CVE-2026-3888: Important Snap Flaw Enables Local Privilege Escalation to Root (blog.qualys.com)

38 points by askl 5 hours ago

11 comments:

by ptx 2 hours ago

Better to follow the link to the technical details and just read those: https://cdn2.qualys.com/advisory/2026/03/17/snap-confine-sys...

The article linked in the submission is more verbose but less clear and half of it is an advertisement for their product.

by cadamsdotcom 18 minutes ago

This.

Might be worth updating the link.

by capitainenemo 33 minutes ago

It is possible to just not use snap on ubuntu. The few ubuntu servers we have, even the couple with a minimal XFCE interface for some gui pieces, don't have snap installed. I realise local exploits happen all the time, but why add a whole new huge surface area if I don't have to.

by ifh-hn 2 hours ago

I wonder if, and this is just speculating not trying to start an arguement, if this sort of thing could have happened in the simpler pre-snap, pre-systemd systems? More to the point is this a cause of using more complicated software?

by AgentME a few seconds ago

Without snap, the front door is wide open: all applications you run are unconfined within your user account and can snoop on all of your files. On a normal single-user desktop system, almost everything valuable is within your user account, not root. If an attacker does want root (such as to install a rootkit that can hide itself or to access other user accounts), they can install an alias to sudo on your account and piggy-back on the next time you use it.

by akdor1154 4 minutes ago

Well yeah, if everything runs unsandboxed as root then there are no privilege escalations!

Less pithy, i seem to recall many issue with programs that relied on suid and permission dropping, which would be the 'oldschool' way of firming up the above.

You're not wrong that complexity has been introduced, and I'm not a a fan of snap either, but ultimately sandboxes (esp backwards compatible ones that don't need source level modifications) are complex.

If you want simple and secure, you're probably looking at OpenBSD and pledge.

by dogleash 2 hours ago

Permission and timing gotchas in /tmp predate snap and systemd. It's why things like `mkstemp` exist.

I remember cron jobs that did what systemd-tmpfiles-clean does before it existed. All unix daemons using /tmp run the risk of misusing /tmp. I don't know snap well enough to say anything about it makes it uniquely more susceptible to that.

by SoftTalker an hour ago

The mistake seems to be using a predictable path (/tmp/.snap) in a publicly-writable directory.

by pbhjpbhj 30 minutes ago

The exploit doesn't rely on the path being predictable though.

As I read it the .snap is expired and pruned, then the exploiter makes their own .snap in /tmp, then snap-confine assumes that the new .snap is the old one and executes with elevated privileges.

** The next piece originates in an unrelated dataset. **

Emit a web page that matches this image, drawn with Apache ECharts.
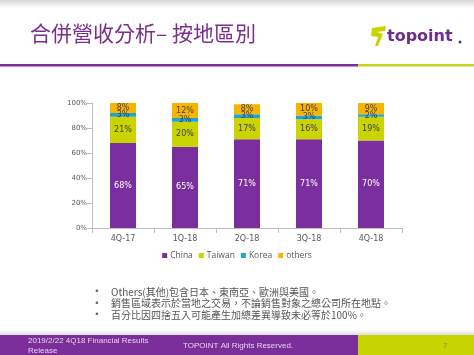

So, the path can be from mkstemp, or a sha-256 of your significant others fingerprint, it doesn't matter; until it expires it's plaintext in the /tmp listing.

{Wild, ignorant speculation follows ... hashing the inode and putting a signed file in the folder bearing that hash, then checking for that ... something that works but along those lines might be appropriate. (We know the inode for the 10 days we're waiting for /tmp/.snap to get pruned; time that might be used to generate a hash collision, so my off-the-cuff suggestion is definitely no good. It feels like there's a simple solution but everything I can think of fails to KPA, I think -- perhaps just use dm-crypt for the /tmp/.snap folder?}

by rglover an hour ago

Semi-related: does anybody know of a reliable API that announces CVEs as they're published?

Edit: for others who may be curious https://www.cve.org/Downloads

by charcircuit 39 minutes ago

When will these distros accept suid was a mistake and disable it. It has lead to critical local privilege escalation exploits so many times.